Getting people and payloads into space is expensive — very expensive. The astronomical cost of operating space shuttles compelled NASA in 2011 to stop flying the durable space-planes after 30 years and 131 launches.
Today, the cost of building and launching multi-stage rockets varies depending on orbital altitude, weight and how much insurance is needed against the ever-present risk of rocket failure, but it’s safe to say one launch can cost at least tens of millions of dollars. For example, sending a multi-ton payload on an Atlas V rocket from United Launch Alliance, the joint venture between Lockheed Martin and Boeing, starts at $109 million, according to the company’s recently launched “RocketBuilder” web tool. (This expense is typically shared among numerous customers.)
Driving these costs down is one of the main reasons why Elon Musk cofounded Space Exploration Technologies, or SpaceX, in 2002. Now, as early as next week, the company could reach a major milestone in an effort to drive its launch costs down 30 percent.
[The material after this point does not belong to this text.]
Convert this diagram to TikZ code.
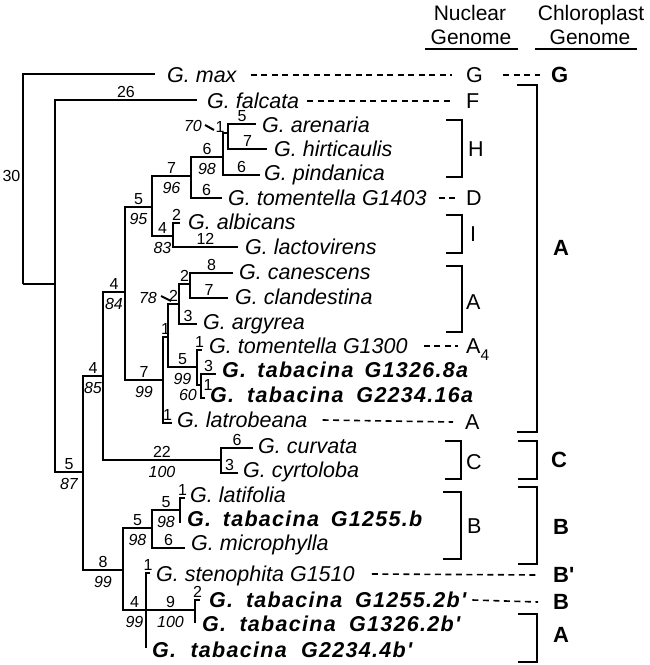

Already, the Los Angeles-area upstart has emerged as the economy class of space transport. By building its engines and rockets in-house, SpaceX offers relative bargains. Its website shows prices of about $1,200 per pound of cargo sent to the low-earth orbit used by the International Space Station and about $3,390 per pound to get to the distance that most telecommunications satellites use.
As early as next week, SpaceX will re-use a rocket it recovered last year during a previous launch in order to deliver a European telecommunications satellite into orbit. The company had said the launch would take place in March, but a scheduled launch of an Atlas V rocket at the Kennedy Space Center at Cape Canaveral, Florida was recently delayed until March 27. Because it takes a couple of days for the Air Force to reconfigure its tracking system for a new launch from a different platform, the historic mission could take place in early April.
Normally these expensive rockets break off and plunge into the ocean during a multi-stage launch process, but SpaceX is the first aerospace company to prove it’s feasible to send these rockets skyward to an altitude of 200 kilometers (124 miles), at a peak speed of six times the speed of sound. Instead of dropping into the ocean like a very expensive piece of garbage, SpaceX engineers figured out a way to gradually slow the rocket, rotate it and land it delicately onto a droneship, one of two floating robotic barges used by the company, or onto land. So far, SpaceX has recovered eight of these Falcon 9 rockets, most recently in January, including three of them that touched down at Cape Canaveral.
After it became the first private company to send a spacecraft to the International Space Station in 2012, the company’s workhorse Falcon 9 rocket and Dragon space capsule now perform NASA’s routine near-orbit space-transport work.
Musk has said the upcoming Falcon Heavy, a bigger rocket whose maiden voyage will help bring prices down further.
“We’re gonna launch Heavy this summer, as soon as we get Pad 40 back up and running,” Gwynne Shotwell, SpaceX President and COO, said during a press event at Cape Canaveral ahead of a mission last month, referring to the launch platform damaged in a rocket explosion in September. “Obviously, I said earlier, schedules never stick the way other things do, but we’re still targeting mid-year for sure with that.”
Last month’s launch was also a milestone for the company: It was the first round-trip mission to the ISS. SpaceX delivered supplies and research equipment to the station and then splashed down to earth on Sunday off the coast of southern California with a payload of scientific goodies, including samples aimed at advancing research in stem cells and bone diseases.